On January 16, 2014, NeoPhotonics Corporation (the “Company”) entered into a First Amendment to Credit Agreement (the “Amendment”) to that certain Revolving Credit and Term Loan Agreement (the “Credit Agreement”), dated as of March 21, 2013, with Comerica Bank, as Administrative Agent and Lead Arranger (the “Agent”), and the lenders from time to time party thereto. The Amendment modified one of the financial covenants set forth in the Credit Agreement to increase the maximum funded debt to adjusted EBITDA ratio threshold for each fiscal quarter beginning December 31, 2013 through September 30, 2014. In addition, the Amendment increased the applicable interest margins by 0.25% per annum beginning on the effective date of the Amendment through the date of delivery of the financial statements for the quarter ended June 30, 2014 in accordance with a revised margin grid which includes pricing based on higher funded debt to adjusted EBITDA ratios.

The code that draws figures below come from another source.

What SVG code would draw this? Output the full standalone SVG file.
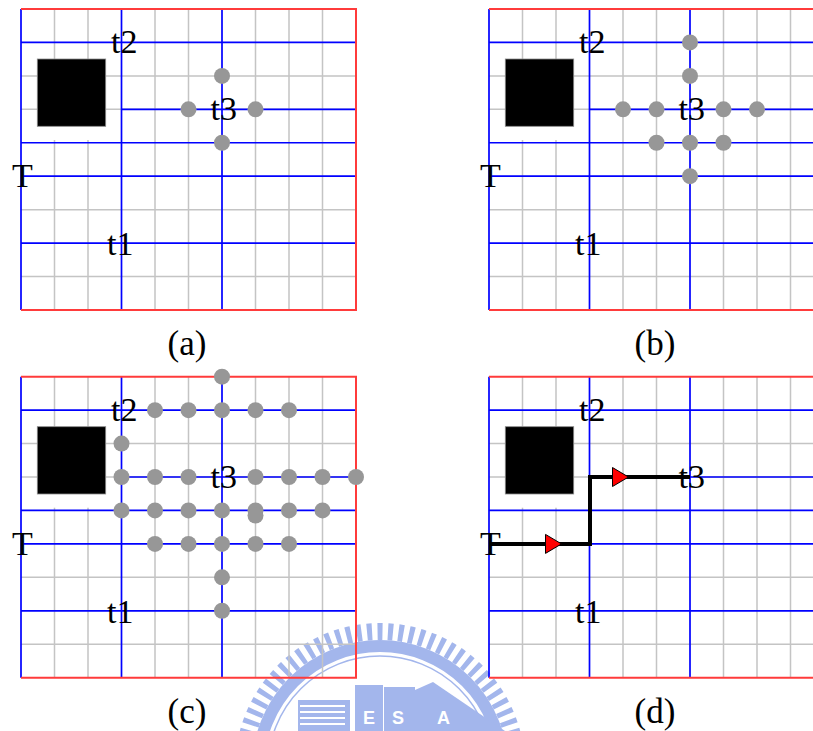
<svg xmlns="http://www.w3.org/2000/svg" width="813" height="731" viewBox="0 0 813 731">
<style>
.gray{stroke:#c4c4c4;stroke-width:1.5;fill:none}
.blue{stroke:#0000ff;stroke-width:1.7;fill:none}
.red{stroke:#ff3b3b;stroke-width:2;fill:none}
.dot{fill:#979797}
.lbl{font-family:"Liberation Serif","Times New Roman",serif;font-size:34px;fill:#000}
.cap{font-family:"Liberation Serif","Times New Roman",serif;font-size:35px;fill:#000;text-anchor:middle}
.wm{fill:#a3b6ec}
.wmt{font-family:"Liberation Sans",Arial,sans-serif;font-size:18px;fill:#ffffff;font-weight:bold}
</style>
<defs>
<g id="grid">
<path class="gray" d="M54.5 9V310M88 9V310M155 9V310M188.5 9V310M255.5 9V310M289 9V310M322.5 9V310M21 75.88H356M21 109.32H356M21 209.64H356M21 276.52H356"/>
<path class="blue" d="M121.5 9V310M222 9V310M21 42.44H356M121.5 109.32H356M21 142.76H356M21 176.2H356M21 243.08H356M21 9V310"/>
<path class="red" d="M21 9H356V310H21"/>
<rect x="37.3" y="59" width="68.4" height="81" fill="#fff"/>
<rect x="37.3" y="59" width="68.4" height="67.3" fill="#000" stroke="#8a8a8a" stroke-width="0.8"/>
</g>
<g id="labels">
<text class="lbl" x="111" y="53">t2</text>
<text class="lbl" x="12" y="187">T</text>
<text class="lbl" x="107" y="255">t1</text>
</g>
<polygon id="arr" points="-8,-9.5 8,0 -8,9.5" fill="#ff0000" stroke="#000" stroke-width="1"/>
</defs>

<g id="watermark">
<circle cx="380" cy="768" r="136.5" fill="none" stroke="#a3b6ec" stroke-width="17" stroke-dasharray="5 5.5"/>
<circle cx="380" cy="768" r="122" fill="none" stroke="#a3b6ec" stroke-width="12"/>
<circle cx="380" cy="768" r="112" fill="none" stroke="#a3b6ec" stroke-width="1.5"/>
<rect class="wm" x="298" y="700" width="52" height="31"/>
<path d="M300 706H345M300 712H345M300 718H345M300 724H345" stroke="#fff" stroke-width="2"/>
<rect class="wm" x="355" y="685" width="28" height="46"/>
<rect class="wm" x="384" y="687" width="31" height="44"/>
<polygon class="wm" points="415,731 415,690 433,682 505,731"/>
<text class="wmt" x="363" y="724">E</text>
<text class="wmt" x="392" y="724">S</text>
<text class="wmt" x="437" y="724">A</text>
</g>

<g id="panel-a">
<use href="#grid"/>
<use href="#labels"/>
<g id="nodes-a" class="dot">
<circle cx="222" cy="75.88" r="8"/>
<circle cx="188.5" cy="109.32" r="8"/>
<circle cx="255.5" cy="109.32" r="8"/>
<circle cx="222" cy="142.76" r="8"/>
</g>
<text class="lbl" x="210.5" y="120">t3</text>
<text class="cap" x="187" y="355">(a)</text>
</g>

<g id="panel-b" transform="translate(468,0)">
<use href="#grid"/>
<use href="#labels"/>
<g id="nodes-b" class="dot">
<circle cx="222" cy="42.44" r="8"/>
<circle cx="222" cy="75.88" r="8"/>
<circle cx="155" cy="109.32" r="8"/>
<circle cx="188.5" cy="109.32" r="8"/>
<circle cx="255.5" cy="109.32" r="8"/>
<circle cx="289" cy="109.32" r="8"/>
<circle cx="188.5" cy="142.76" r="8"/>
<circle cx="222" cy="142.76" r="8"/>
<circle cx="255.5" cy="142.76" r="8"/>
<circle cx="222" cy="176.2" r="8"/>
</g>
<text class="lbl" x="210.5" y="120">t3</text>
<text class="cap" x="187" y="355">(b)</text>
</g>

<g id="panel-c" transform="translate(0,367.7)">
<use href="#grid"/>
<use href="#labels"/>
<g id="nodes-c" class="dot">
<circle cx="222" cy="9" r="8"/>
<circle cx="155" cy="42.44" r="8"/>
<circle cx="188.5" cy="42.44" r="8"/>
<circle cx="222" cy="42.44" r="8"/>
<circle cx="255.5" cy="42.44" r="8"/>
<circle cx="289" cy="42.44" r="8"/>
<circle cx="121.5" cy="75.88" r="8"/>
<circle cx="121.5" cy="109.32" r="8"/>
<circle cx="155" cy="109.32" r="8"/>
<circle cx="188.5" cy="109.32" r="8"/>
<circle cx="255.5" cy="109.32" r="8"/>
<circle cx="289" cy="109.32" r="8"/>
<circle cx="322.5" cy="109.32" r="8"/>
<circle cx="356" cy="109.32" r="8"/>
<circle cx="121.5" cy="142.76" r="8"/>
<circle cx="155" cy="142.76" r="8"/>
<circle cx="188.5" cy="142.76" r="8"/>
<circle cx="222" cy="142.76" r="8"/>
<circle cx="255.5" cy="142.76" r="8"/>
<circle cx="255.5" cy="147.8" r="8"/>
<circle cx="289" cy="142.76" r="8"/>
<circle cx="322.5" cy="142.76" r="8"/>
<circle cx="155" cy="176.2" r="8"/>
<circle cx="188.5" cy="176.2" r="8"/>
<circle cx="222" cy="176.2" r="8"/>
<circle cx="255.5" cy="176.2" r="8"/>
<circle cx="289" cy="176.2" r="8"/>
<circle cx="222" cy="209.64" r="8"/>
<circle cx="222" cy="243.08" r="8"/>
</g>
<text class="lbl" x="210.5" y="120">t3</text>
<text class="cap" x="187" y="355">(c)</text>
</g>

<g id="panel-d" transform="translate(468,367.7)">
<use href="#grid"/>
<use href="#labels"/>
<g id="connectors">
<path d="M21 176.2H122V109.32H222" fill="none" stroke="#000" stroke-width="4" stroke-linejoin="miter"/>
<use href="#arr" transform="translate(85.5,176.2)"/>
<use href="#arr" transform="translate(152.5,109.32)"/>
</g>
<text class="lbl" x="210.5" y="120">t3</text>
<text class="cap" x="187" y="355">(d)</text>
</g>
</svg>
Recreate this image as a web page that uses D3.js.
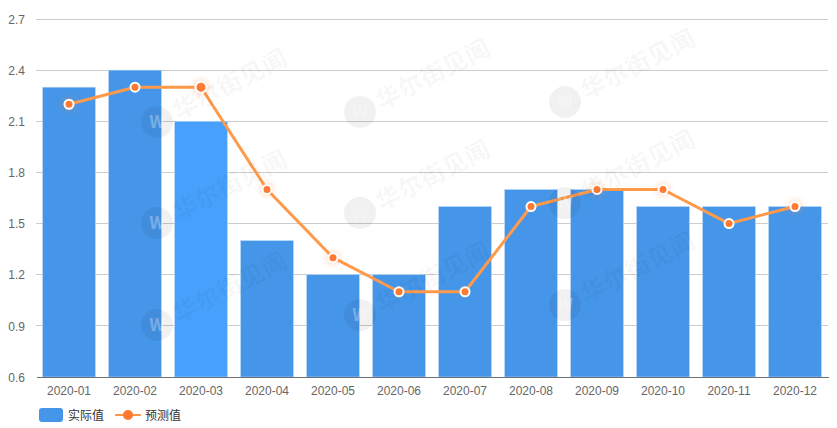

Loans under the term loan facility bear interest from the Amendment effective date through the date of delivery of the financial statements for the quarter ended June 30, 2014, at the Company’s option, at a rate equal to either the LIBOR rate, plus an applicable margin equal to 3.00% per annum, or a base rate, plus an applicable margin equal to 2.00% per annum. Loans under the revolving loan facility bear interest from the Amendment effective date through the date of delivery of the financial statements for the quarter ended June 30, 2014, at the Company’s option, at a rate equal to either the LIBOR rate, plus an applicable margin equal to 2.75% per annum, or a base rate, plus an applicable margin equal to 1.75% per annum. Thereafter pricing will be adjusted quarterly in accordance with the revised margin pricing grid set forth in the Amendment based on the Company’s ratio of funded debt to adjusted EBITDA. The Amendment also (i) provided for an extension for performance of delivery of certain post closing requirements and (ii) added provisions intended to address the impact of regulatory changes caused by the Dodd-Frank Act applicable to swaps.

The Amendment also provided for an extension until February 15, 2014 for the delivery of the Company’s financial statements and related reports for the first three fiscal quarters of the fiscal year ending December 31, 2013.

The foregoing description of the Amendment is not intended to be complete and is qualified in its entirety by reference to the full text of the Amendment, a copy of which is filed as Exhibit 10.1 hereto and incorporated by reference herein.

 

ITEM 2.03. CREATION OF A DIRECT FINANCIAL OBLIGATION OR AN OBLIGATION UNDER AN OFF-BALANCE SHEET ARRANGEMENT OF A REGISTRANT.

The information in Item 1.01 above is incorporated by reference into this Item 2.03.


ITEM 9.01 FINANCIAL STATEMENTS AND EXHIBITS.

 

(d) Exhibits.

 

Exhibit Number    Description
10.1    First Amendment to Credit Agreement, dated January 16, 2014, by and among NeoPhotonics Corporation, Comerica Bank, as Agent, and the lenders party thereto.


SIGNATURES

Pursuant to the requirements of the Securities Exchange Act of 1934, the registrant has duly caused this report to be signed on its behalf by the undersigned hereunto duly authorized.

 

Date: January 16, 2014     NEOPHOTONICS CORPORATION
    By:  

 /s/ Clyde R. Wallin

      Clyde R. Wallin
      Senior Vice President and Chief Financial Officer


INDEX TO EXHIBITS

 

Exhibit Number    Description
10.1    First Amendment to Credit Agreement, dated January 16, 2014, by and among NeoPhotonics Corporation, Comerica Bank, as Agent, and the lenders party thereto.